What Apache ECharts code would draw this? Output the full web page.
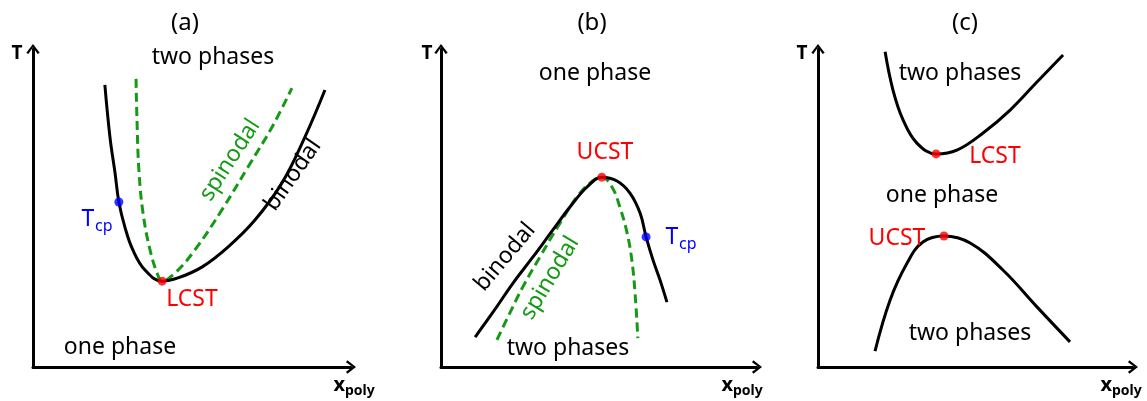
<!DOCTYPE html>
<html><head><meta charset="utf-8">
<script src="https://cdn.jsdelivr.net/npm/echarts@6/dist/echarts.min.js"></script>
<style>html,body{margin:0;padding:0;background:#fff}#c{width:1147px;height:401px}</style>
</head><body><div id="c"></div>
<script>
// Panel (a): LCST diagram (schematic units 0..10)
const binodalA = [[2.26,8.87],[2.42,7.23],[2.58,6.10],[2.70,5.19],[2.89,4.40],[3.14,3.68],[3.52,3.05],[4.06,2.70],[4.56,2.80],[5.31,3.14],[6.13,3.77],[6.98,4.62],[7.83,5.79],[8.55,7.23],[9.18,8.71]];
const spinodalA = [[3.24,9.06],[3.27,7.77],[3.33,6.19],[3.46,4.84],[3.68,3.68],[3.90,2.96],[4.06,2.70],[4.47,2.96],[5.09,3.68],[5.94,4.94],[6.76,6.29],[7.52,7.55],[8.14,8.77]];
const lcstA = [4.06,2.70];
const tcpA = [2.70,5.19];
// Panel (b): UCST diagram
const binodalB = [[1.08,0.94],[1.65,1.73],[2.28,2.64],[2.91,3.46],[3.54,4.31],[4.08,5.03],[4.62,5.66],[5.09,5.97],[5.57,5.85],[5.98,5.47],[6.30,4.84],[6.49,4.09],[6.71,3.36],[6.93,2.74],[7.15,2.04]];
const spinodalB = [[1.77,0.85],[2.18,1.70],[2.59,2.52],[3.13,3.46],[3.77,4.53],[4.40,5.47],[4.94,5.94],[5.09,5.97],[5.41,5.66],[5.66,5.03],[5.89,4.21],[6.04,3.36],[6.14,2.33],[6.23,0.91]];
const ucstB = [5.09,5.97];
const tcpB = [6.49,4.09];
// Panel (c): both LCST and UCST
const upperC = [[2.13,9.91],[2.38,8.71],[2.70,7.77],[3.14,7.04],[3.75,6.70],[4.41,6.82],[5.24,7.36],[6.10,8.08],[6.95,8.96],[7.78,9.81]];
const lowerC = [[1.81,0.50],[2.29,2.11],[2.83,3.27],[3.33,3.93],[4.00,4.12],[4.83,3.90],[5.87,3.05],[6.95,1.89],[8.00,0.79]];
const lcstC = [3.75,6.70];
const ucstC = [4.00,4.12];

const FONT = 'Noto Sans';
const GREEN = '#169a16';
const arrowPath = 'path://M10,0 L20,13 L17,15 L10,5 L3,15 L0,13 Z';

const grids = [
  {left:33, top:49, width:318, height:318},
  {left:441, top:49, width:316, height:318},
  {left:818, top:49, width:315, height:318}
];
function axisX(i){return {type:'value',gridIndex:i,min:0,max:10,
  axisLine:{show:true,lineStyle:{color:'#000',width:3},symbol:['none',arrowPath],symbolSize:[15,10]},
  axisTick:{show:false},axisLabel:{show:false},splitLine:{show:false}};}
function axisY(i){return {type:'value',gridIndex:i,min:0,max:10,
  axisLine:{show:true,lineStyle:{color:'#000',width:3},symbol:['none',arrowPath],symbolSize:[15,10]},
  axisTick:{show:false},axisLabel:{show:false},splitLine:{show:false}};}

function solid(data,i){return {type:'line',xAxisIndex:i,yAxisIndex:i,data:data,smooth:0.4,showSymbol:false,
  lineStyle:{color:'#000',width:3},silent:true,z:3};}
function dashed(data,i){return {type:'line',xAxisIndex:i,yAxisIndex:i,data:data,smooth:0.4,showSymbol:false,
  lineStyle:{color:GREEN,width:3,type:[9,5]},silent:true,z:2};}
function dot(pt,i,color){return {type:'scatter',xAxisIndex:i,yAxisIndex:i,data:[pt],symbolSize:9,
  itemStyle:{color:color},silent:true,z:5};}

function txt(x,y,text,opts){
  opts = opts||{};
  return {type:'text',x:x,y:y,rotation:opts.rot?opts.rot*Math.PI/180:0,silent:true,z:10,
    style:{text:text,fill:opts.color||'#000',font:(opts.weight||'normal')+' '+(opts.size||23)+'px "'+FONT+'"',
      align:opts.align||'center',verticalAlign:'middle'}};
}
function axisTitles(tx,ty,xx,xy){
  return [
    txt(tx,ty,'T',{weight:'bold',size:19}),
    txt(xx,xy,'x',{weight:'bold',size:20,align:'right'}),
    txt(xx,xy+6,'poly',{weight:'bold',size:14,align:'left'})
  ];
}

const graphics = [
  // panel a
  txt(185,23,'(a)',{size:24}),
  txt(213,57,'two phases'),
  txt(230,160,'spinodal',{color:GREEN,rot:57}),
  txt(293,175,'binodal',{rot:55}),
  txt(88,219,'T',{color:'#0000ff',align:'center'}),
  txt(95,226,'cp',{color:'#0000ff',size:16,align:'left'}),
  txt(192,299,'LCST',{color:'#ff0000'}),
  txt(120,347,'one phase'),
  ...axisTitles(17,54,345,385),
  // panel b
  txt(592,23,'(b)',{size:24}),
  txt(595,73,'one phase'),
  txt(605,152,'UCST',{color:'#ff0000'}),
  txt(505,257,'binodal',{rot:50}),
  txt(550,278,'spinodal',{color:GREEN,rot:59}),
  txt(672,237,'T',{color:'#0000ff'}),
  txt(679,244,'cp',{color:'#0000ff',size:16,align:'left'}),
  txt(568,348,'two phases'),
  ...axisTitles(427,54,733,385),
  // panel c
  txt(965,23,'(c)',{size:24}),
  txt(960,73,'two phases'),
  txt(995,156,'LCST',{color:'#ff0000'}),
  txt(942,195,'one phase'),
  txt(897,238,'UCST',{color:'#ff0000'}),
  txt(970,333,'two phases'),
  ...axisTitles(802,54,1112,385)
];

const chart = echarts.init(document.getElementById('c'),null,{renderer:'canvas'});
chart.setOption({
  animation:false,
  backgroundColor:'#fff',
  grid:grids,
  xAxis:[axisX(0),axisX(1),axisX(2)],
  yAxis:[axisY(0),axisY(1),axisY(2)],
  series:[
    solid(binodalA,0), dashed(spinodalA,0), dot(lcstA,0,'#ff0000'), dot(tcpA,0,'#0000ff'),
    solid(binodalB,1), dashed(spinodalB,1), dot(ucstB,1,'#ff0000'), dot(tcpB,1,'#0000ff'),
    solid(upperC,2), solid(lowerC,2), dot(lcstC,2,'#ff0000'), dot(ucstC,2,'#ff0000')
  ],
  graphic:graphics
});
</script></body></html>
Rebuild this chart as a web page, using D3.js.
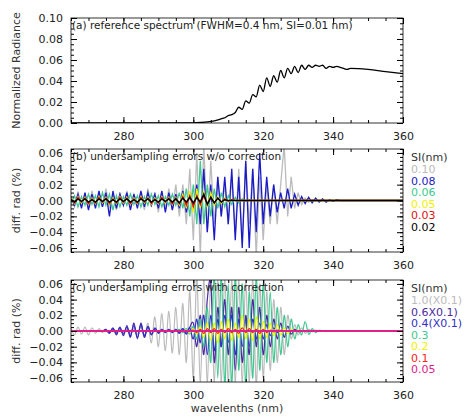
<!DOCTYPE html>
<html><head><meta charset="utf-8">
<script src="https://cdn.jsdelivr.net/npm/d3@7"></script>
<style>body{margin:0;background:#fff}text{font-family:"DejaVu Sans",sans-serif}</style>
</head><body><svg id="c" width="474" height="420"></svg>
<script>
// Panel (a) reference spectrum
const specWl = [265,280,295,300,302,304,306,308,309,310,311,312,313,314,315,316,317,318,319,320,321,322,323,324,325,326,327,328,329,330,331,332,333,334,335,336,337,338,339,340,341,342,343,344,345,350,355,360];
const specVal = [0,0,0,0.0002,0.0005,0.001,0.002,0.004,0.005,0.007,0.008,0.010,0.015,0.013,0.021,0.019,0.027,0.025,0.036,0.030,0.043,0.035,0.045,0.039,0.050,0.043,0.052,0.047,0.054,0.048,0.055,0.051,0.055,0.053,0.055,0.054,0.055,0.052,0.054,0.053,0.054,0.053,0.052,0.051,0.052,0.051,0.049,0.047];
// Panel (b): errors without correction, values in %, 1 nm steps from 265 nm
const bStart = 265;
const b010 = [0.005,-0.008,0.01,-0.005,0.008,-0.01,0.012,-0.006,0.01,-0.008,0.015,-0.01,0.008,-0.012,0.01,-0.006,0.012,-0.01,0.008,-0.005,0.01,-0.012,0.015,-0.008,0.01,-0.015,0.012,-0.01,0.015,-0.012,0.02,-0.02,0.02,-0.03,0.04,-0.05,0.06,-0.07,0.07,-0.04,0.05,-0.03,0.03,-0.02,0.02,-0.03,0.03,-0.04,0.04,-0.05,0.05,-0.03,0.04,-0.07,0.03,-0.05,0.02,-0.03,0.02,-0.03,0.02,0.07,-0.02,0.03,-0.01,0.01,-0.005,0.003,-0.002,0.001,0,0];
const b008 = [0.004,-0.006,0.008,-0.01,0.01,-0.012,0.008,-0.01,0.012,-0.008,0.01,-0.02,0.012,-0.01,0.008,-0.006,0.01,-0.012,0.008,-0.01,0.012,-0.008,0.01,-0.006,0.008,-0.01,0.012,-0.015,0.01,-0.012,0.008,-0.01,0.012,-0.015,0.01,-0.012,0.02,-0.03,0.04,-0.04,0.02,-0.05,0.03,-0.02,0.03,-0.03,0.04,-0.05,0.03,-0.06,0.05,-0.06,0.04,-0.04,0.06,-0.03,0.03,-0.02,0.02,-0.015,0.01,-0.01,0.015,-0.01,0.008,-0.006,0.005,-0.004,0.004,-0.003,0.003,-0.002,0.002,-0.002,0.001,-0.001,0.001,0,0,0,0];
const b006 = [-0.004,0.006,-0.008,0.005,-0.006,0.008,-0.005,0.006,-0.008,0.01,-0.006,0.008,-0.012,0.006,-0.008,0.005,-0.006,0.008,-0.005,0.006,-0.008,0.005,-0.006,0.008,-0.005,0.006,-0.008,0.005,-0.006,0.008,-0.006,0.01,-0.01,0.015,-0.02,0.02,-0.03,0.05,-0.03,0.02,-0.02,0.015,-0.01,0.01,-0.008,0.006,-0.005,0.004,-0.003,0.002,-0.001,0.001,0,0];
const b005 = [0.003,-0.004,0.005,-0.003,0.004,-0.005,0.003,-0.004,0.005,-0.003,0.004,-0.005,0.003,-0.004,0.005,-0.003,0.004,-0.005,0.003,-0.004,0.005,-0.003,0.004,-0.005,0.003,-0.004,0.005,-0.003,0.004,-0.005,0.004,-0.006,0.008,-0.01,0.012,-0.015,0.015,-0.01,0.012,-0.008,0.01,-0.006,0.005,-0.004,0.003,-0.002,0.001,0,0];
const b003 = [0.002,-0.003,0.004,-0.002,0.003,-0.004,0.002,-0.003,0.004,-0.002,0.003,-0.004,0.002,-0.003,0.004,-0.002,0.003,-0.004,0.002,-0.003,0.004,-0.002,0.003,-0.004,0.002,-0.003,0.004,-0.002,0.003,-0.004,0.003,-0.004,0.005,-0.006,0.006,-0.008,0.006,-0.005,0.006,-0.004,0.004,-0.003,0.003,-0.002,0.002,-0.001,0.001,0,0,0,0];
const b002 = [0.001,-0.002,0.002,-0.001,0.002,-0.002,0.001,-0.002,0.002,-0.001,0.002,-0.002,0.001,-0.002,0.002,-0.001,0.002,-0.002,0.001,-0.002,0.002,-0.001,0.002,-0.002,0.001,-0.002,0.002,-0.001,0.002,-0.002,0.002,-0.003,0.003,-0.002,0.004,-0.003,0.004,-0.002,0.008,-0.005,0.004,-0.003,0.003,-0.002,0.001,0,0];
// Panel (c): errors with correction, 1 nm steps from 265 nm
const cStart = 265;
const c10 = [0.004,-0.005,0.005,-0.004,0.005,-0.005,0.004,-0.003,0.003,-0.002,0.002,-0.002,0.002,-0.002,0.002,-0.002,0.002,-0.003,0.003,-0.004,0.005,-0.008,0.01,-0.015,0.018,-0.02,0.022,-0.025,0.025,-0.028,0.03,-0.03,0.035,-0.04,0.05,-0.06,0.07,-0.07,0.07,-0.07,0.07,-0.07,0.07,-0.07,0.07,-0.07,0.07,-0.07,0.07,-0.07,0.07,-0.07,0.07,-0.07,0.06,-0.06,0.05,-0.05,0.04,-0.04,0.03,-0.03,0.02,-0.01,0.008,-0.005,0.004,-0.003,0.002,-0.001,0.001,0,0];
const c06 = [0,0,0,0,0,0,0,0,0,0,0.002,-0.003,0.004,-0.005,0.005,-0.006,0.007,-0.008,0.01,-0.01,0.01,-0.008,0.006,-0.005,0.004,-0.003,0.002,-0.002,0.002,-0.002,0.002,-0.003,0.003,-0.004,0.005,0.01,-0.02,0.02,-0.03,0.04,0.06,-0.04,0.03,-0.02,0.04,-0.03,0.03,-0.05,0.03,-0.04,0.02,-0.03,0.04,-0.02,0.03,-0.03,0.02,-0.02,0.015,-0.01,0.01,-0.008,0.006,-0.004,0.002,-0.001,0,0];
const c04 = [0,0,0,0,0,0,0,0,0,0,0.001,-0.002,0.003,-0.003,0.004,-0.004,0.005,-0.006,0.007,-0.008,0.008,-0.006,0.005,-0.004,0.003,-0.002,0.002,-0.002,0.002,-0.002,0.002,-0.002,0.003,-0.003,0.004,-0.01,0.015,-0.015,0.02,-0.03,0.02,-0.025,0.015,-0.02,0.02,-0.015,0.02,-0.03,0.015,-0.02,0.015,-0.02,0.015,-0.01,0.01,-0.01,0.008,-0.006,0.004,-0.002,0.001,0,0];
const c03 = [0,0,0,0,0,0,0,0,0,0,0,0,0,0,0,0,0,0,0,0,0,0,0,0,0,0,0,0,0,0,0,0.002,-0.002,0.003,-0.004,0.006,-0.01,0.015,-0.02,0.03,-0.04,0.07,-0.06,0.07,-0.07,0.06,-0.07,0.07,-0.05,0.06,-0.07,0.05,-0.06,0.07,-0.05,0.06,-0.04,0.05,-0.04,0.03,-0.03,0.02,-0.02,0.015,-0.01,0.008,-0.005,0.012,-0.004,0.003,-0.002,0.001,0,0];
const c02 = [0,0,0,0,0,0,0,0,0,0,0,0,0,0,0,0,0,0,0,0,0,0,0,0,0,0,0,0,0,0,0,0,0,0.001,-0.002,0.003,-0.004,0.005,-0.008,0.01,-0.012,0.01,-0.015,0.012,-0.01,0.015,-0.012,0.01,-0.008,0.02,-0.01,0.015,-0.012,0.018,-0.01,0.012,-0.008,0.01,-0.006,0.008,-0.005,0.004,-0.003,0.002,-0.001,0.001,0,0];
const c01 = [0,0,0,0,0,0,0,0,0,0,0,0,0,0,0,0,0,0,0,0,0,0,0,0,0,0,0,0,0,0,0,0,0,0,0,0.001,-0.002,0.002,-0.003,0.003,-0.002,0.003,-0.003,0.002,-0.002,0.003,-0.002,0.002,-0.003,0.004,-0.002,0.003,-0.002,0.002,-0.003,0.002,-0.002,0.001,-0.001,0.001,0,0];
const c005 = [0,0];
const xTicks = [280,300,320,340,360];
const legendB = ["0.10","0.08","0.06","0.05","0.03","0.02"];
const legendC = ["1.0(X0.1)","0.6X0.1)","0.4(X0.1)","0.3","0.2","0.1","0.05"];

const svg = d3.select("#c");
const X0 = 71, X1 = 403;
const x = d3.scaleLinear().domain([265,360]).range([X0,X1]);
const toPts = (start, vals) => vals.map((v,i)=>[start+i, v]);
let clipN = 0;
function panel(top, bottom, ydom, yticks, fmt, ylabel, title, series, legend){
  const y = d3.scaleLinear().domain(ydom).range([bottom, top]);
  const id = "clip"+(clipN++);
  svg.append("clipPath").attr("id",id).append("rect").attr("x",X0).attr("y",top).attr("width",X1-X0).attr("height",bottom-top);
  const g = svg.append("g").attr("clip-path",`url(#${id})`);
  series.forEach(s=>{
    g.append("path").datum(s.pts).attr("fill","none").attr("stroke",s.color).attr("stroke-width",s.w||1.2)
      .attr("d", d3.line().x(d=>x(d[0])).y(d=>y(d[1])).curve(s.curve||d3.curveLinear));
  });
  svg.append("rect").attr("x",X0).attr("y",top).attr("width",X1-X0).attr("height",bottom-top).attr("fill","none").attr("stroke","#000").attr("stroke-width",0.8);
  const minorX = d3.range(265,361,5);
  const ax = (sel)=>sel.attr("font-size",11).call(g=>g.select(".domain").remove());
  svg.append("g").attr("transform",`translate(0,${bottom})`).call(d3.axisBottom(x).tickValues(xTicks).tickSize(-6).tickPadding(9)).call(ax);
  svg.append("g").attr("transform",`translate(0,${bottom})`).call(d3.axisBottom(x).tickValues(minorX).tickSize(-3).tickFormat("")).call(ax);
  svg.append("g").attr("transform",`translate(0,${top})`).call(d3.axisTop(x).tickValues(xTicks).tickSize(-6).tickFormat("")).call(ax);
  svg.append("g").attr("transform",`translate(0,${top})`).call(d3.axisTop(x).tickValues(minorX).tickSize(-3).tickFormat("")).call(ax);
  const step = yticks[1]-yticks[0];
  const minorY = d3.range(ydom[0], ydom[1]+1e-9, step/4);
  svg.append("g").attr("transform",`translate(${X0},0)`).call(d3.axisLeft(y).tickValues(yticks).tickSize(-6).tickPadding(8).tickFormat(fmt)).call(ax);
  svg.append("g").attr("transform",`translate(${X0},0)`).call(d3.axisLeft(y).tickValues(minorY).tickSize(-3).tickFormat("")).call(ax);
  svg.append("g").attr("transform",`translate(${X1},0)`).call(d3.axisRight(y).tickValues(yticks).tickSize(-6).tickFormat("")).call(ax);
  svg.append("g").attr("transform",`translate(${X1},0)`).call(d3.axisRight(y).tickValues(minorY).tickSize(-3).tickFormat("")).call(ax);
  svg.selectAll(".tick text").attr("fill","#222");
  svg.append("text").attr("x",72).attr("y",top+11).attr("font-size",10.5).attr("fill","#222").text(title);
  svg.append("text").attr("transform",`translate(20,${(top+bottom)/2}) rotate(-90)`).attr("text-anchor","middle").attr("font-size",11).attr("fill","#333").text(ylabel);
  if(legend){
    svg.append("text").attr("x",411).attr("y",top+12).attr("font-size",11).attr("fill","#333").text("SI(nm)");
    legend.forEach((l,i)=>svg.append("text").attr("x",411).attr("y",top+24+i*11.5).attr("font-size",11).attr("fill",l.color).text(l.label));
  }
}
const f2 = d3.format(".2f");
const fneg = v => (v<0?"\u2212":"")+f2(Math.abs(v));
panel(18,123,[0,0.1],[0,0.02,0.04,0.06,0.08,0.10],f2,"Normalized Radiance","(a) reference spectrum (FWHM=0.4 nm, SI=0.01 nm)",
  [{pts: specWl.map((w,i)=>[w,specVal[i]]), color:"#000", w:1.3, curve:d3.curveMonotoneX}], null);
const bCols = ["#bbbbbb","#1a1ac8","#40c890","#f0f000","#e01010","#000"];
const bSer = [b010,b008,b006,b005,b003,b002];
panel(149,252,[-0.065,0.065],[-0.06,-0.04,-0.02,0,0.02,0.04,0.06],fneg,"diff. rad (%)","(b) undersampling errors w/o correction",
  bSer.map((s,i)=>({pts:toPts(bStart,s.concat(new Array(Math.max(0,96-s.length)).fill(0))),color:bCols[i],w:i==5?1.5:1.3})),
  legendB.map((l,i)=>({label:l,color:bCols[i]})));
const cCols = ["#bbbbbb","#4a2aa0","#3030c8","#40c890","#f0f000","#ff2020","#e0208a"];
const cSer = [c10,c06,c04,c03,c02,c01,c005];
panel(280,382,[-0.065,0.065],[-0.06,-0.04,-0.02,0,0.02,0.04,0.06],fneg,"diff. rad (%)","(c) undersampling errors with correction",
  cSer.map((s,i)=>({pts:toPts(cStart,s.concat(new Array(Math.max(0,96-s.length)).fill(0))),color:cCols[i],w:i==6?2.2:1.2,curve:d3.curveCardinal})),
  legendC.map((l,i)=>({label:l,color:cCols[i]})));
svg.append("text").attr("x",237).attr("y",412).attr("text-anchor","middle").attr("font-size",11).attr("fill","#333").text("wavelenths (nm)");
</script></body></html>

• **DIRECTION**:
Your task is to return the lines above, from the first one up to and including the line containing "const arrowPath = 'path://M10,0", minus any pictures.

• **EXERCISE SOLUTION**:
What Apache ECharts code would draw this? Output the full web page.
<!DOCTYPE html>
<html><head><meta charset="utf-8">
<script src="https://cdn.jsdelivr.net/npm/echarts@6/dist/echarts.min.js"></script>
<style>html,body{margin:0;padding:0;background:#fff}#c{width:1147px;height:401px}</style>
</head><body><div id="c"></div>
<script>
// Panel (a): LCST diagram (schematic units 0..10)
const binodalA = [[2.26,8.87],[2.42,7.23],[2.58,6.10],[2.70,5.19],[2.89,4.40],[3.14,3.68],[3.52,3.05],[4.06,2.70],[4.56,2.80],[5.31,3.14],[6.13,3.77],[6.98,4.62],[7.83,5.79],[8.55,7.23],[9.18,8.71]];
const spinodalA = [[3.24,9.06],[3.27,7.77],[3.33,6.19],[3.46,4.84],[3.68,3.68],[3.90,2.96],[4.06,2.70],[4.47,2.96],[5.09,3.68],[5.94,4.94],[6.76,6.29],[7.52,7.55],[8.14,8.77]];
const lcstA = [4.06,2.70];
const tcpA = [2.70,5.19];
// Panel (b): UCST diagram
const binodalB = [[1.08,0.94],[1.65,1.73],[2.28,2.64],[2.91,3.46],[3.54,4.31],[4.08,5.03],[4.62,5.66],[5.09,5.97],[5.57,5.85],[5.98,5.47],[6.30,4.84],[6.49,4.09],[6.71,3.36],[6.93,2.74],[7.15,2.04]];
const spinodalB = [[1.77,0.85],[2.18,1.70],[2.59,2.52],[3.13,3.46],[3.77,4.53],[4.40,5.47],[4.94,5.94],[5.09,5.97],[5.41,5.66],[5.66,5.03],[5.89,4.21],[6.04,3.36],[6.14,2.33],[6.23,0.91]];
const ucstB = [5.09,5.97];
const tcpB = [6.49,4.09];
// Panel (c): both LCST and UCST
const upperC = [[2.13,9.91],[2.38,8.71],[2.70,7.77],[3.14,7.04],[3.75,6.70],[4.41,6.82],[5.24,7.36],[6.10,8.08],[6.95,8.96],[7.78,9.81]];
const lowerC = [[1.81,0.50],[2.29,2.11],[2.83,3.27],[3.33,3.93],[4.00,4.12],[4.83,3.90],[5.87,3.05],[6.95,1.89],[8.00,0.79]];
const lcstC = [3.75,6.70];
const ucstC = [4.00,4.12];

const FONT = 'Noto Sans';
const GREEN = '#169a16';
const arrowPath = 'path://M10,0 L20,13 L17,15 L10,5 L3,15 L0,13 Z';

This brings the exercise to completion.